Some fonts use Creative Commons licenses, and these need closer reading. A font under a CC BY-NC (Attribution-NonCommercial) license explicitly prohibits commercial use.6Creative Commons. Attribution-NonCommercial-NoDerivatives 4.0 International Using it on a client’s website or in product packaging would violate the license terms. Other CC variants may allow commercial use but prohibit modifications, which matters if you need to edit a font’s spacing or add characters. Always read the specific CC license variant rather than assuming “Creative Commons” means “free for anything.”

Font Aggregation Sites

Sites that collect and redistribute fonts from hundreds of individual creators carry the highest risk. A font labeled “100% Free” on the download page may turn out to be restricted to personal use by the original creator. Licensing terms can also change over time: a font that was genuinely free for commercial use two years ago might carry new restrictions today. For commercial projects where licensing certainty matters, stick to reputable sources like Google Fonts, Font Squirrel (which vets licenses before listing), or direct purchases from the foundry.

Managing Font Licensing for Client Projects

If you design for clients, font licensing creates a question that doesn’t come up when you’re designing for yourself: who actually needs to hold the license? Getting this wrong can leave both you and your client exposed.

The cleanest approach is having the client purchase their own commercial license. When you buy a font under your business name, the license is tied to you, not your client. Most commercial EULAs restrict redistributing the font file, so sending it to the client after the project wraps may itself violate the license terms. If the client later hires another designer or brings work in-house, they’ll need their own licensed copy anyway. Providing the client with the exact font name, license type, and purchase link upfront avoids all of this.
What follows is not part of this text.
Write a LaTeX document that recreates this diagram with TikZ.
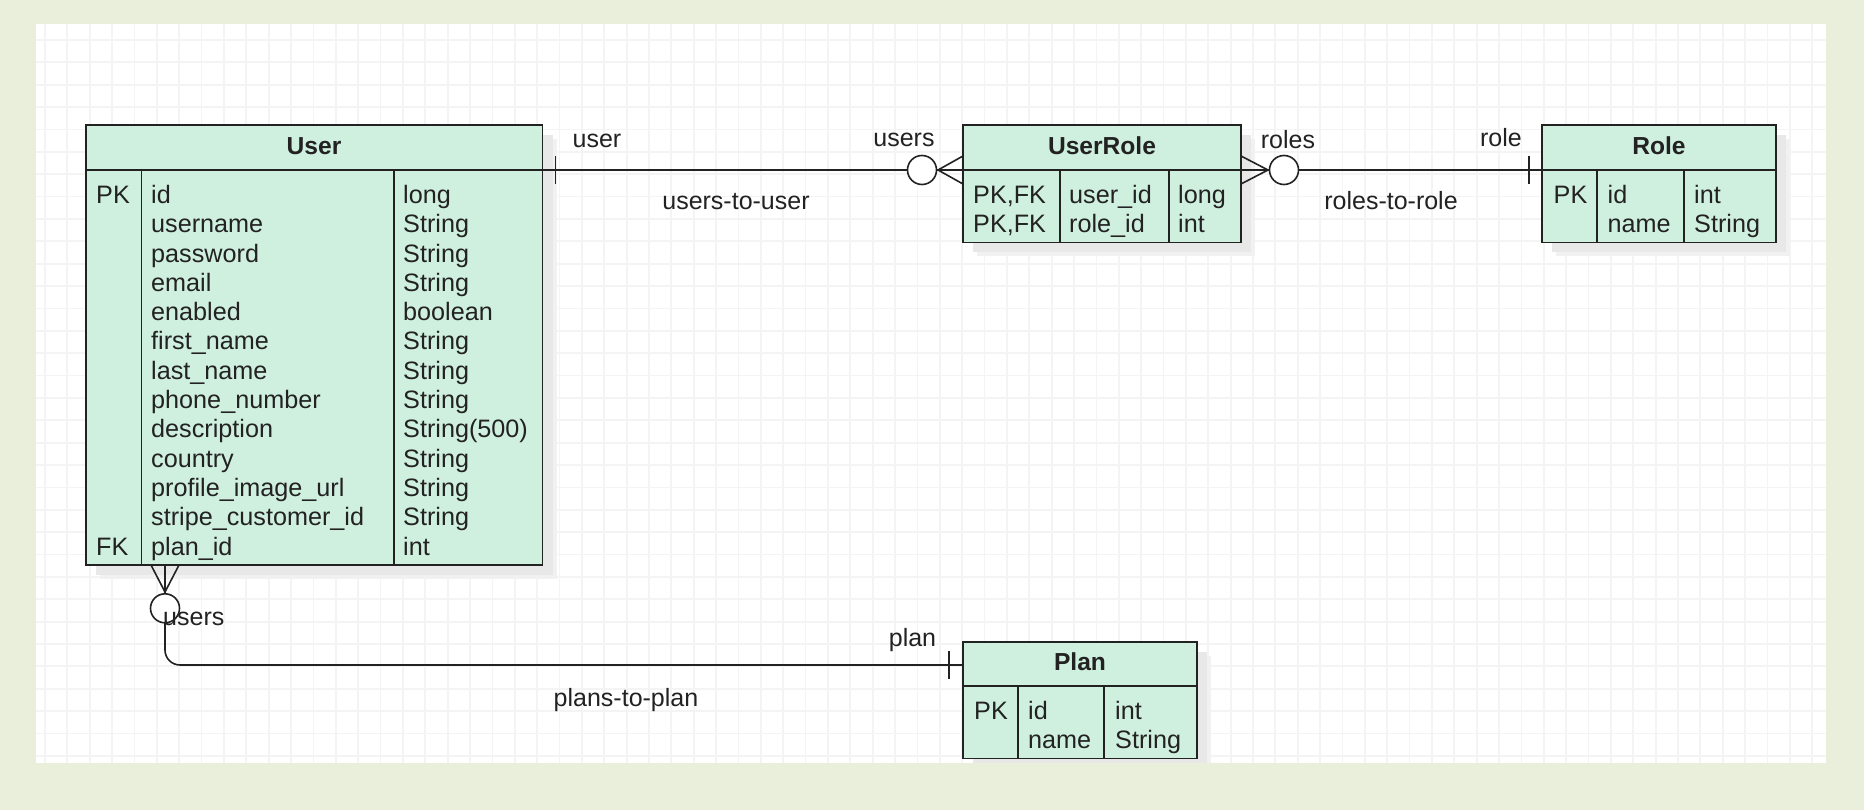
\documentclass[tikz,border=0pt]{standalone}
\usepackage{fontspec}
\setmainfont{Liberation Sans}
\usetikzlibrary{calc}
\definecolor{outerbg}{RGB}{234,239,220}
\definecolor{tblfill}{RGB}{208,240,223}
\definecolor{ink}{RGB}{34,34,34}
\definecolor{gridc}{RGB}{244,244,244}
\definecolor{shadowA}{RGB}{241,241,241}
\definecolor{shadowB}{RGB}{232,232,232}
\begin{document}
\begin{tikzpicture}[x=1pt,y=-1pt,
  tbl/.style={draw=ink, line width=1.6pt, fill=tblfill, inner sep=0pt, outer sep=0pt, anchor=north west},
  cell/.style={inner sep=0pt, anchor=base west, text=ink, font=\fontsize{25.2}{29.3}\selectfont},
  ttl/.style={inner sep=0pt, anchor=base, text=ink, font=\fontsize{24.6}{29.3}\selectfont\bfseries},
  lbl/.style={inner sep=0pt, anchor=base, text=ink, font=\fontsize{25}{29.3}\selectfont},
  conn/.style={draw=ink, line width=1.6pt},
  inner/.style={draw=ink, line width=1.6pt},
  thick/.style={draw=ink, line width=2.8pt},
  ring/.style={circle, draw=ink, line width=1.6pt, fill=white, minimum size=29pt, inner sep=0pt},
  gridline/.style={draw=gridc, line width=1.8pt}]
\fill[outerbg] (0,0) rectangle (1864,810);
\useasboundingbox (0,0) rectangle (1864,810);
\fill[white] (35.7,24) rectangle (1825.7,762.7);
\begin{scope}
\clip (35.7,24) rectangle (1825.7,762.7);
\foreach \k in {0,...,79} \draw[gridline] ({45+22.37*\k},24) -- ({45+22.37*\k},762.7);
\foreach \k in {0,...,32} \draw[gridline] (35.7,{40+22.37*\k}) -- (1825.7,{40+22.37*\k});
% shadows
\foreach \a/\b/\c/\d in {86/125/542.5/565, 963/125/1241/242.5, 1542/125/1776/242.5, 963/642/1197/758.5} {
  \fill[shadowA] (\a+14,\b+14) rectangle (\c+14,\d+14);
  \fill[shadowB] (\a+10,\b+10) rectangle (\c+10,\d+10);
}
\end{scope}

% ---------- User ----------
\node[tbl, minimum width=456.5pt, minimum height=440pt] (user) at (86,125) {};
\draw[inner] (86,170) -- (542.5,170);
\draw[thick] (86,170) -- (174,170);
\draw[thick] (500,170) -- (542.5,170);
\draw[inner] (141.3,170) -- (141.3,565);
\draw[inner] (393.7,170) -- (393.7,565);
\node[ttl] (user-title) at (314,154.3) {User};
\node[cell] (uk0) at (96,203.5) {PK};
\node[cell] (uk12) at (96,{203.5+29.3*12}) {FK};
\foreach \n [count=\i from 0] in {id,username,password,email,enabled,first\_name,last\_name,phone\_number,description,country,profile\_image\_url,stripe\_customer\_id,plan\_id}
  \node[cell] (un\i) at (151,{203.5+29.3*\i}) {\n};
\foreach \t [count=\i from 0] in {long,String,String,String,boolean,String,String,String,String(500),String,String,String,int}
  \node[cell] (ut\i) at (403,{203.5+29.3*\i}) {\t};

% ---------- UserRole ----------
\node[tbl, minimum width=278pt, minimum height=117.5pt] (userrole) at (963,125) {};
\draw[inner] (963,170) -- (1241,170);
\draw[thick] (963,170) -- (1015,170);
\draw[thick] (1214,170) -- (1241,170);
\draw[inner] (1060,170) -- (1060,242.5);
\draw[inner] (1169,170) -- (1169,242.5);
\node[ttl] (userrole-title) at (1102,154.3) {UserRole};
\node[cell] (rk0) at (973,203.5) {PK,FK};
\node[cell] (rk1) at (973,232.8) {PK,FK};
\node[cell] (rn0) at (1069,203.5) {user\_id};
\node[cell] (rn1) at (1069,232.8) {role\_id};
\node[cell] (rt0) at (1178,203.5) {long};
\node[cell] (rt1) at (1178,232.8) {int};

% ---------- Role ----------
\node[tbl, minimum width=234pt, minimum height=117.5pt] (role) at (1542,125) {};
\draw[inner] (1542,170) -- (1776,170);
\draw[thick] (1542,170) -- (1586,170);
\draw[thick] (1754,170) -- (1776,170);
\draw[inner] (1597,170) -- (1597,242.5);
\draw[inner] (1684,170) -- (1684,242.5);
\node[ttl] (role-title) at (1659,154.3) {Role};
\node[cell] (ok0) at (1553.5,203.5) {PK};
\node[cell] (on0) at (1607.5,203.5) {id};
\node[cell] (on1) at (1607.5,232.8) {name};
\node[cell] (ot0) at (1694,203.5) {int};
\node[cell] (ot1) at (1694,232.8) {String};

% ---------- Plan ----------
\node[tbl, minimum width=234pt, minimum height=116.5pt] (plan) at (963,642) {};
\draw[inner] (963,686) -- (1197,686);
\draw[inner] (1017.7,686) -- (1017.7,758.5);
\draw[inner] (1104,686) -- (1104,758.5);
\node[ttl] (plan-title) at (1080,670.5) {Plan};
\node[cell] (pk0) at (974,719) {PK};
\node[cell] (pn0) at (1028,719) {id};
\node[cell] (pn1) at (1028,748) {name};
\node[cell] (pt0) at (1115,719) {int};
\node[cell] (pt1) at (1115,748) {String};

% ---------- users-to-user ----------
\coordinate (uR) at ([yshift=-45pt]user.north east);
\coordinate (urL) at ([yshift=-45pt]userrole.north west);
\draw[conn] (uR) -- (urL);
\draw[conn] ([xshift=13pt,yshift=-14pt]uR) -- ([xshift=13pt,yshift=14pt]uR);
\draw[conn] ([yshift=14pt]urL) -- ([xshift=-25pt]urL) -- ([yshift=-14pt]urL);
\node[ring] (ring1) at ([xshift=-41pt]urL) {};
\node[lbl] (l-user) at (597,148) {user};
\node[lbl] (l-users1) at (904,147) {users};
\node[lbl] (l-u2u) at (736,210) {users-to-user};

% ---------- roles-to-role ----------
\coordinate (urR) at ([yshift=-45pt]userrole.north east);
\coordinate (rL) at ([yshift=-45pt]role.north west);
\draw[conn] (urR) -- (rL);
\draw[conn] ([yshift=14pt]urR) -- ([xshift=27pt]urR) -- ([yshift=-14pt]urR);
\node[ring] (ring2) at ([xshift=43pt]urR) {};
\draw[conn] ([xshift=-13pt,yshift=-14pt]rL) -- ([xshift=-13pt,yshift=14pt]rL);
\node[lbl] (l-roles) at (1288,149) {roles};
\node[lbl] (l-role) at (1501,147) {role};
\node[lbl] (l-r2r) at (1391,210) {roles-to-role};

% ---------- plans-to-plan ----------
\coordinate (uB) at ([xshift=79pt]user.south west);
\coordinate (pL) at ([yshift=-23pt]plan.north west);
\draw[conn, rounded corners=15pt] (uB) |- (pL);
\draw[conn] ([xshift=-14pt]uB) -- ([yshift=-27pt]uB) -- ([xshift=14pt]uB);
\node[ring] (ring3) at ([yshift=-43.3pt]uB) {};
\draw[conn] ([xshift=-14pt,yshift=14pt]pL) -- ([xshift=-14pt,yshift=-14pt]pL);
\node[lbl, anchor=base west] (l-users2) at (163,625) {users};
\node[lbl] (l-plan) at (912.5,646.5) {plan};
\node[lbl] (l-p2p) at (626,706) {plans-to-plan};
\end{tikzpicture}
\end{document}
If the project budget covers the font cost, you can include it as a line item in your proposal and purchase the license in the client’s name. A third option, buying the font yourself and invoicing the client, works only if the EULA specifically allows license transfers, and many don’t. When in doubt, check the foundry’s terms before sending any font files.

Adobe Fonts adds a wrinkle here. Those fonts are licensed to the subscription holder’s account, so work created with Adobe Fonts is tied to whoever holds the Creative Cloud subscription.3Adobe. Font Licensing If a client needs ongoing access to editable files using those fonts, relying solely on your subscription could create problems down the road. For brand identity work especially, a separately purchased perpetual license gives the client independence from any individual’s subscription status.

Consequences of Using Fonts Without a License

Font foundries have gotten considerably more sophisticated about catching unlicensed use. Some now employ automated web crawlers that scan websites for self-hosted font files. These tools detect the font software itself rather than analyzing how text looks in images, so they can identify exactly which font files a site is loading and whether a valid license exists for that domain. The gap between using an unlicensed font on your website and receiving a demand letter has shrunk dramatically.

When a foundry detects unlicensed use, they typically don’t start with “stop using our font.” Instead, the initial contact usually offers a retroactive license: pay a fee covering your past usage and ongoing rights, and the matter is resolved. These demand letters can be jarring, but they reflect how most enforcement actually plays out. Lawsuits happen but are relatively uncommon compared to these pay-to-license settlements.

If things do escalate to litigation, the financial exposure is significant. Under federal copyright law, a copyright owner can elect statutory damages instead of proving actual losses. Those damages range from $750 to $30,000 per infringed work, as the court sees fit. If the court finds the infringement was willful, damages can jump to $150,000 per work.7Office of the Law Revision Counsel. 17 USC 504 – Remedies for Infringement: Damages and Profits “Per work” is the key phrase: if you used three unlicensed font files, each one counts separately. Add attorney fees and litigation costs on top of that, and even a small-scale infringement case can become expensive quickly.

On the other side of the spectrum, if you can show you had no reason to believe your use was infringing, the court can reduce statutory damages to as low as $200 per work.7Office of the Law Revision Counsel. 17 USC 504 – Remedies for Infringement: Damages and Profits That innocent-infringer reduction is worth knowing about, but it’s not a defense strategy. Keeping records of your font licenses and where you acquired each font is the most reliable way to avoid the entire problem.